By Roger Schreffler, Automotive News
Tokyo - Bridgestone Corp. has big plans for its global tyre business. Kiyoshi Nomura, vice president in charge of international tyre operations, is one of the top people charged with seeing that the company realises those ambitions. The Japanese manufacturer aims to reach $27 800 million in sales, up from $21 600 million in its last fiscal year, with more than 5 percent net profits by 2010.
Nomura, 54, recently discussed the company's performance and plans in an interview at corporate headquarters in Tokyo with Roger Schreffler, a European Rubber Journal correspondent.
What organisational changes are you making to plan for long-term, sustainable profits and growth?
Our new president, Shoshi Arakawa, instituted a "strategic business unit" concept, which places responsibility for product development and sales into six main regions. The regions include Japan, China, continental Asia and Oceania (Australia and surrounding islands), the Americas, Europe, and the Middle East and Africa.
We transferred the headquarters for the Asia-Pacific and Africa-Middle East regions to Singapore and Dubai. Each unit is responsible for meeting demand and making profits.
So they are independent profit centres?
Yes. Each unit structures its activities around Bridgestone's midterm plan, which is formulated in Japan. The basic structure comprises a global headquarters, based at Bridgestone's head office in Tokyo; eight strategic business units, all underneath the headquarters; and what we call a global management platform, which includes such business functions as research and development, logistics, finance and human resources. This platform supports each business unit. The midterm business plan is updated periodically.
What was the purpose for doing this - to make Bridgestone a stronger company in the future?
That's the first objective. But in addition, as you are aware, we acquired Firestone 18 years ago and overnight became a global company. Even though we made considerable investments, there were issues we couldn't resolve to our complete satisfaction.
My point isn't to criticise Firestone but to remind you that prior to the acquisition, we were a company principally involved in the production and sale of tyres in Japan and, to a lesser extent, Asia. After the acquisition, we effectively became a holding company for a large number of overseas subsidiaries, not only in Asia but also Europe, North America, South America and the Pacific Rim. We were not as successful in managing this operation as we would have liked, which doesn't mean we were dissatisfied. We've had considerable success. But hopefully, with this organisational change, we can better manage and improve the efficiency of these assets.

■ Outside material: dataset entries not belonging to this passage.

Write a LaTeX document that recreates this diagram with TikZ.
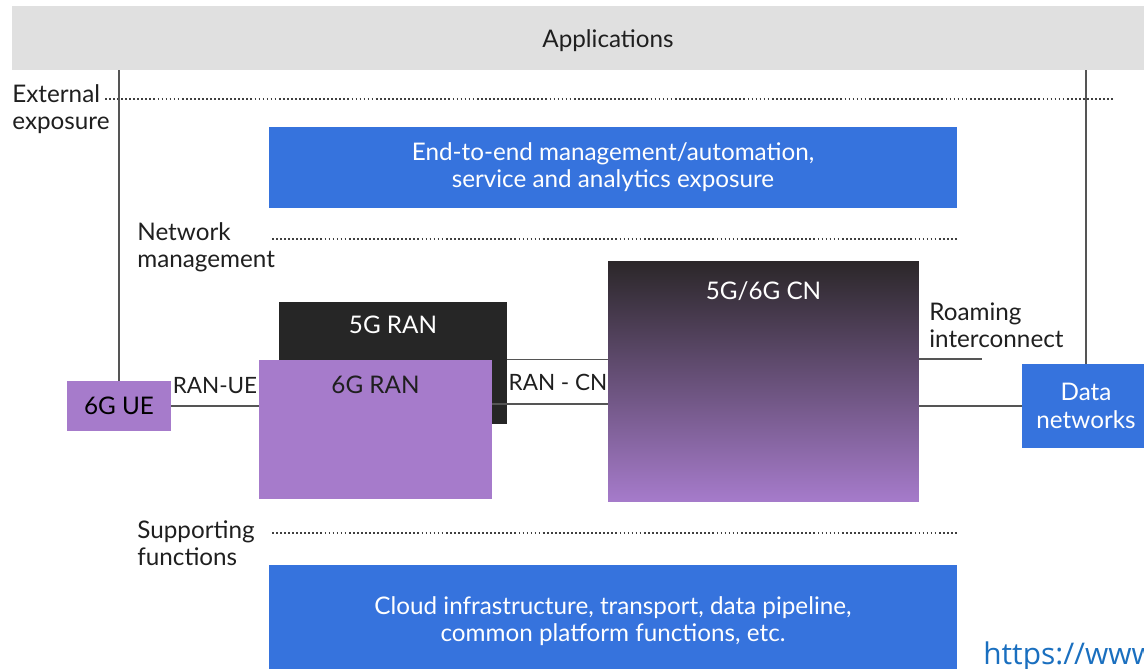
\documentclass[tikz,border=0pt]{standalone}
\usepackage{fontspec}
\setmainfont{Lato}
\usepackage{xcolor}
\usepackage{tikz}
\usetikzlibrary{positioning, calc}
\definecolor{appgray}{HTML}{E0E0E0}
\definecolor{netblue}{HTML}{3673DD}
\definecolor{sixpurple}{HTML}{A67BCB}
\definecolor{fivedark}{HTML}{262626}
\definecolor{cntop}{HTML}{2B2729}
\definecolor{wireg}{HTML}{555555}
\definecolor{urlblue}{HTML}{1A6FBF}
\tikzset{
  panel/.style  ={rectangle, draw=none, inner sep=0pt, align=center,
                  font=\fontsize{13.8}{15.5}\selectfont},
  bluebox/.style={panel, fill=netblue, text=white},
  lbl/.style    ={font=\fontsize{13.8}{15.5}\selectfont, text=black!88,
                  align=left, inner sep=0pt},
  ifc/.style    ={lbl, font=\fontsize{12.8}{15}\selectfont},
  wire/.style   ={draw=wireg, line width=0.8pt},
  sep/.style    ={draw=black!75, line width=0.6pt,
                  dash pattern=on 1pt off 1.3pt}
}

\begin{document}
\begin{tikzpicture}[x=0.02cm, y=-0.02cm]
\useasboundingbox (0,0) rectangle (1144,669);

%  Top layers 
\node[panel, fill=appgray, minimum width=22.96cm, minimum height=1.28cm]
      (apps) at (586,38) {};
\node[lbl] (appstxt) at (608,41) {Applications};
\node[lbl, anchor=west] (extlbl) at (12,109) {External\\exposure};
\node[bluebox, minimum width=13.76cm, minimum height=1.62cm] (e2e) at (613,167.5)
      {End-to-end management/automation,\\service and analytics exposure};
\node[lbl, anchor=west] (nmlbl) at (137,247) {Network\\management};

%  RAN and core 
\node[panel, fill=fivedark, minimum width=4.56cm, minimum height=2.44cm]
      (ran5) at (393,363) {};
\node[lbl, text=white, below=2.7mm of ran5.north] (ran5txt) {5G RAN};
\node[panel, fill=sixpurple, minimum width=4.66cm, minimum height=2.78cm]
      (ran6) at (375.5,429.5) {};
\node[lbl, below=3.2mm of ran6.north] (ran6txt) {6G RAN};
\node[panel, fill=sixpurple, minimum width=2.08cm, minimum height=1.0cm]
      (ue) at (119,406) {6G UE};
\node[panel, top color=cntop, bottom color=sixpurple,
      minimum width=6.22cm, minimum height=4.82cm] (cn) at (763.5,381.5) {};
\node[lbl, text=white, below=4.1mm of cn.north] (cntxt) {5G/6G CN};
\node[bluebox, minimum width=2.56cm, minimum height=1.68cm]
      (dn) at (1086,406) {Data\\networks};
\node[ifc] (ranue) at (215,386) {RAN-UE};
\node[ifc] (rancn) at (558,382) {RAN - CN};
\node[lbl, anchor=west] (roamlbl) at (929,325) {Roaming\\interconnect};
\coordinate (roamend) at (982,359);

%  Bottom layer 
\node[lbl, anchor=west] (suplbl) at (137,543) {Supporting\\functions};
\node[bluebox, minimum width=13.76cm, minimum height=2.24cm] (infra) at (613,621)
      {Cloud infrastructure, transport, data pipeline,\\common platform functions, etc.};
\node[anchor=base west, inner sep=0pt, text=urlblue,
      font=\fontspec{Open Sans}\fontsize{17}{20}\selectfont] (url) at (983,664)
      {https://www};

%  Separators 
\draw[sep] (105,99) -- (1113,99);
\draw[sep] (272,239) -- (957,239);
\draw[sep] (272,533) -- (957,533);

%  Connections 
\draw[wire] (ue.north) -- (ue.north |- apps.south);
\draw[wire] (dn.north) -- (dn.north |- apps.south);
\draw[wire] (ue.east) -- (ran6.west |- ue.east);
\draw[wire] (ran5.east |- ran6.north) -- (cn.west |- ran6.north);
\draw[wire] ($(ran6.east |- ue)+(0,-2)$) -- ($(cn.west |- ue)+(0,-2)$);
\draw[wire] (cn.east |- roamend) -- (roamend);
\draw[wire] (cn.east |- dn) -- (dn.west);
\end{tikzpicture}
\end{document}
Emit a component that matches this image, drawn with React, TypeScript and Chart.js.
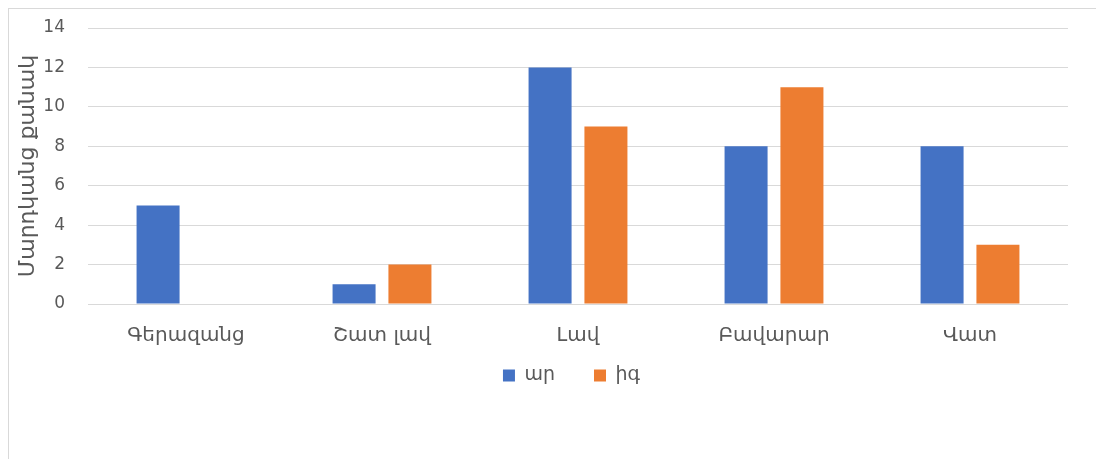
import React, { useEffect, useRef } from "react";
import { Chart, registerables } from "chart.js";

Chart.register(...registerables);

const categories = ["Գերազանց", "Շատ լավ", "Լավ", "Բավարար", "Վատ"];
const seriesNames = ["ար", "իգ"];
const maleValues = [5, 1, 12, 8, 8];
const femaleValues = [0, 2, 9, 11, 3];
const yTitle = "Մարդկանց քանակ";

const FONT = "'DejaVu Sans', 'Noto Sans', sans-serif";
const TEXT = "#595959";

const legendShift = {
  id: "legendShift",
  afterLayout(chart: any) {
    if (chart.legend) {
      chart.legend.top -= 33;
      chart.legend.bottom -= 33;
      chart.legend.left += 33;
      chart.legend.right += 33;
    }
  },
};

export default function App() {
  const ref = useRef<HTMLCanvasElement | null>(null);
  useEffect(() => {
    if (!ref.current) return;
    const chart = new Chart(ref.current, {
      type: "bar",
      data: {
        labels: categories,
        datasets: [
          { label: seriesNames[0], data: maleValues, backgroundColor: "#4472C4" },
          { label: seriesNames[1], data: femaleValues, backgroundColor: "#ED7D31" },
        ],
      },
      plugins: [legendShift],
      options: {
        animation: false,
        responsive: false,
        maintainAspectRatio: false,
        layout: { padding: { top: 19, right: 28, bottom: 0, left: 0 } },
        datasets: { bar: { categoryPercentage: 0.57, barPercentage: 0.77 } },
        plugins: {
          legend: {
            position: "bottom",
            labels: { boxWidth: 12, boxHeight: 12, font: { family: FONT, size: 19 }, color: TEXT, padding: 39 },
          },
          tooltip: { enabled: false },
        },
        scales: {
          x: {
            grid: { display: false },
            border: { display: false },
            ticks: { font: { family: FONT, size: 20 }, color: TEXT, padding: 12, maxRotation: 0 },
          },
          y: {
            min: 0,
            max: 14,
            ticks: { stepSize: 2, font: { family: FONT, size: 17 }, color: TEXT, padding: 23 },
            grid: { color: "#d9d9d9", lineWidth: 1, drawTicks: false },
            border: { display: false },
            title: {
              display: true,
              text: yTitle,
              font: { family: FONT, size: 22 },
              color: TEXT,
              padding: { top: 6, bottom: 5 },
            },
            afterFit: (axis: any) => {
              axis.width = 79;
              axis.paddingTop = 0;
            },
          },
        },
      },
    });
    return () => chart.destroy();
  }, []);
  return (
    <div
      style={{
        position: "absolute",
        left: 8,
        top: 8,
        width: 1088,
        height: 451,
        borderLeft: "1px solid #d9d9d9",
        borderTop: "1px solid #d9d9d9",
        boxSizing: "border-box",
        overflow: "hidden",
      }}
    >
      <canvas ref={ref} width={1087} height={419} style={{ display: "block" }} />
    </div>
  );
}
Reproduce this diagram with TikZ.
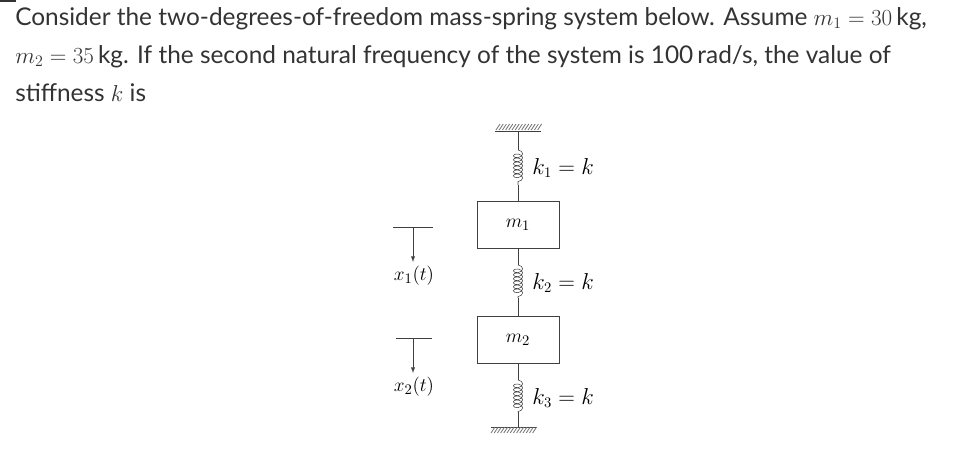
\documentclass[tikz,border=0pt]{standalone}
\usepackage{fontspec}
\setmainfont{Lato}
\usetikzlibrary{decorations.pathmorphing}
\begin{document}
\begin{tikzpicture}[x=0.75pt,y=-0.75pt,
  txt/.style={anchor=base west,inner sep=0,font=\fontsize{18.3}{21}\selectfont,text=black!80},
  lbl/.style={anchor=west,inner sep=0,font=\fontsize{16}{18}\selectfont},
  mass/.style={draw=black!75,minimum width=61.5pt,minimum height=35pt,inner sep=0,font=\fontsize{15}{17}\selectfont},
  coilline/.style={draw=black!75,decorate,decoration={coil,aspect=0.6,segment length=3pt,amplitude=3.5pt,pre length=0pt,post length=0pt}},
  wire/.style={draw=black!75,line width=0.5pt},
  hatch/.style={draw=black!55,line width=0.6pt}]
\useasboundingbox (0,0) rectangle (964,468);
\fill[black!80] (0,0) rectangle (16,1.5);
\node[txt] (l1) at (15,25) {Consider the two-degrees-of-freedom mass-spring system below. Assume $m_1 = 30$\,kg,};
\node[txt] (l2) at (15,63) {$m_2 = 35$\,kg. If the second natural frequency of the system is 100\,rad/s, the value of};
\node[txt] (l3) at (15,101) {stiffness $k$ is};
% grounds
\coordinate (gt) at (518,131);
\draw[wire] (495,131) -- (541,131);
\foreach \i in {0,...,13} \draw[hatch] (496+3.2*\i,130) -- (500+3.2*\i,124);
\draw[wire] (491,427) -- (537,427);
\foreach \i in {0,...,13} \draw[hatch] (491+3.2*\i,433) -- (495+3.2*\i,427);
% masses
\node[mass] (m1) at (518,225) {$m_1$};
\node[mass] (m2) at (518,340) {$m_2$};
% springs
\coordinate (s1a) at (518,150); \coordinate (s1b) at (518,185);
\coordinate (s2a) at (518,265); \coordinate (s2b) at (518,298);
\coordinate (s3a) at (518,380); \coordinate (s3b) at (518,412);
\draw[wire] (gt) -- (s1a); \draw[coilline] (s1a) -- (s1b); \draw[wire] (s1b) -- (m1.north);
\draw[wire] (m1.south) -- (s2a); \draw[coilline] (s2a) -- (s2b); \draw[wire] (s2b) -- (m2.north);
\draw[wire] (m2.south) -- (s3a); \draw[coilline] (s3a) -- (s3b); \draw[wire] (s3b) -- (518,427);
\node[lbl] (k1) at (532,168) {$k_1 = k$};
\node[lbl] (k2) at (532,283) {$k_2 = k$};
\node[lbl] (k3) at (532,398) {$k_3 = k$};
% displacement arrows
\coordinate (b1l) at (393,227); \coordinate (b1r) at (433,227); \coordinate (b1m) at (413,227);
\coordinate (a1) at (413,262);
\draw[wire] (b1l) -- (b1r); \draw[wire,-latex] (b1m) -- (a1);
\node[font=\fontsize{15}{17}\selectfont] (x1) at (414,276) {$x_1(t)$};
\coordinate (b2l) at (396,338); \coordinate (b2r) at (432,338); \coordinate (b2m) at (413,338);
\coordinate (a2) at (413,373);
\draw[wire] (b2l) -- (b2r); \draw[wire,-latex] (b2m) -- (a2);
\node[font=\fontsize{15}{17}\selectfont] (x2) at (414,387) {$x_2(t)$};
\end{tikzpicture}
\end{document}
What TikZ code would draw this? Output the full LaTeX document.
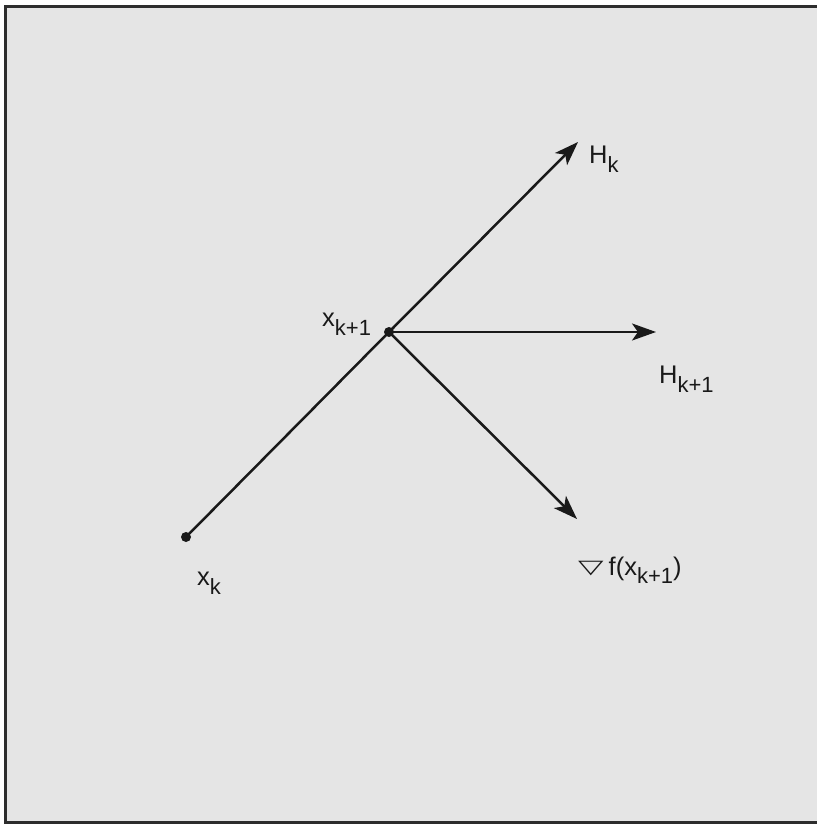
\documentclass[tikz,border=0pt]{standalone}
\usepackage{fontspec}
\setmainfont{Liberation Sans}
\newfontfamily\dejavu{DejaVu Sans}
\usetikzlibrary{arrows.meta}
\definecolor{paper}{RGB}{229,229,229}
\definecolor{frame}{RGB}{45,45,45}
\definecolor{ink}{RGB}{25,25,25}
\newcommand\lowsub[2][9pt]{\raisebox{-#1}{\fontsize{22}{22}\selectfont #2}}
\tikzset{
  lbl/.style={anchor=base west, inner sep=0pt, text=ink, font=\fontsize{25.5}{26}\selectfont},
  dotnode/.style={circle, fill=ink, inner sep=0pt, minimum size=10pt},
  vec/.style={draw=ink, line width=2.5pt, -{Stealth[length=24pt,width=17pt,inset=6pt]}},
  seg/.style={draw=ink, line width=2.5pt},
}
\begin{document}
\begin{tikzpicture}[x=1pt,y=-1pt]
\useasboundingbox (0,0) rectangle (816,826);
\fill[white] (0,0) rectangle (816,826);
\draw[frame, line width=3pt, fill=paper] (5,7) rectangle (840,822);
% points
\node[dotnode] (xk) at (186,537) {};
\node[dotnode] (xk1) at (389,332) {};
\coordinate (Hk) at (578,142);
\coordinate (Hk1) at (656,332);
\coordinate (gf) at (577,519);
% connectors
\draw[seg] (xk.center) -- (xk1.center);
\draw[vec] (xk1.center) -- (Hk);
\draw[vec] (xk1.center) -- (Hk1);
\draw[vec] (xk1.center) -- (gf);
% labels
\node[lbl] (lHk) at (589,164) {H\lowsub{k}};
\node[lbl] (lxk1) at (322,326) {x\lowsub{k+1}};
\node[lbl] (lHk1) at (659,383) {H\lowsub{k+1}};
\node[lbl] (lxk) at (197,585) {x\lowsub{k}};
\node[lbl] (lgf) at (578,575) {\raisebox{2pt}{\scalebox{1.3}[0.75]{\dejavu ▽}}\hspace{5pt}f(x\lowsub[8pt]{k+1})};
\end{tikzpicture}
\end{document}
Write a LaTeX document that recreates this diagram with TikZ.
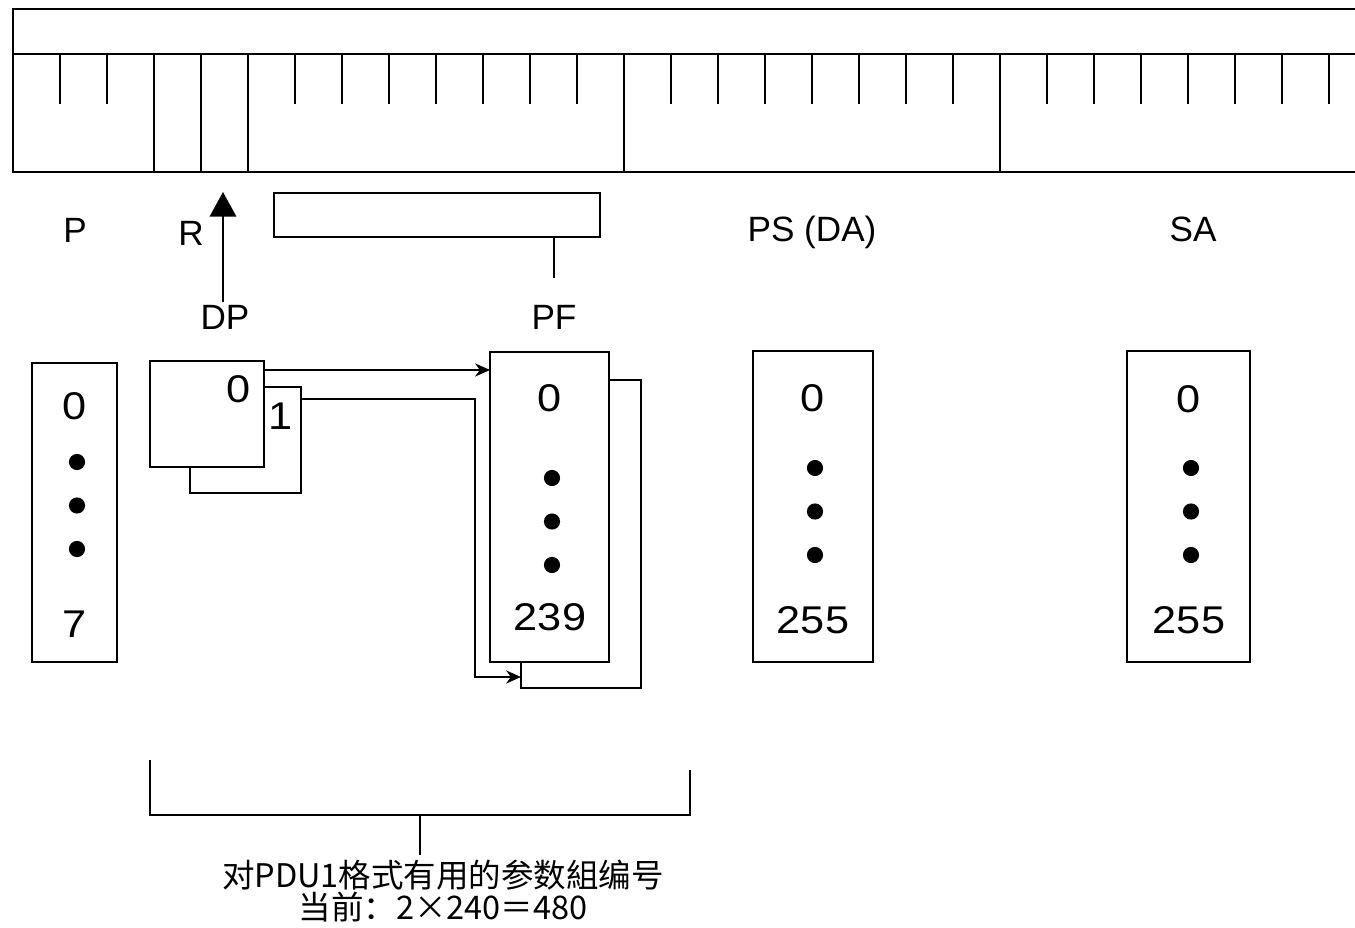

So basically this is the completion of the restructuring of Firestone. After 18 years, you now have that operation the way you want it?
No. It's still not complete. As I mentioned, Mr. Arakawa, in instituting this strategic business unit structure, wants to shift part of decision-making out of the head office so that we might respond more quickly to customer needs around the world. Please note this isn't an organisational change for Firestone or Bridgestone-Firestone. This is for Bridgestone Corp. in order that it might become more efficient.
When will this reorganisation be completed?
We can't say clearly. But our target for the new Asia-Pacific and Middle East-Africa units is around three years. At least we hope they'll be fully operational by then. But that depends on many factors, including changing market conditions, eventualities that we can't foresee.
Ultimately, what do you hope to gain - reduced costs?
This undertaking has nothing to do with reducing costs but with improving efficiency. The point of this effort has to do with bringing about long-term, sustainable growth, both in profits and sales.
What is Bridgestone's strength in passenger tyres?
Whether it's run-flat or ultrahigh performance, we have complete confidence in our technology. However, Bridgestone's brand image still lags in the U.S. Therefore, to a certain extent our technological strength is not reflected in our market share.
In contrast, in Europe, where we will be sole supplier of Formula One racing from 2007, our brand is highly evaluated from a technological standpoint.
And this is exhibited in our success with luxury-carmakers like Mercedes-Benz and BMW and, of course, other leading nameplates. So in Europe, we are seeing steady growth in sales of ultrahigh-performance and run-flat tyres.
What sales volumes are you achieving in the run-flat segment?
In 2002, we sold 210 000 units. In the following three years, our totals grew steadily to 1.8 million units in 2005. This year we are aiming for 2.4 million.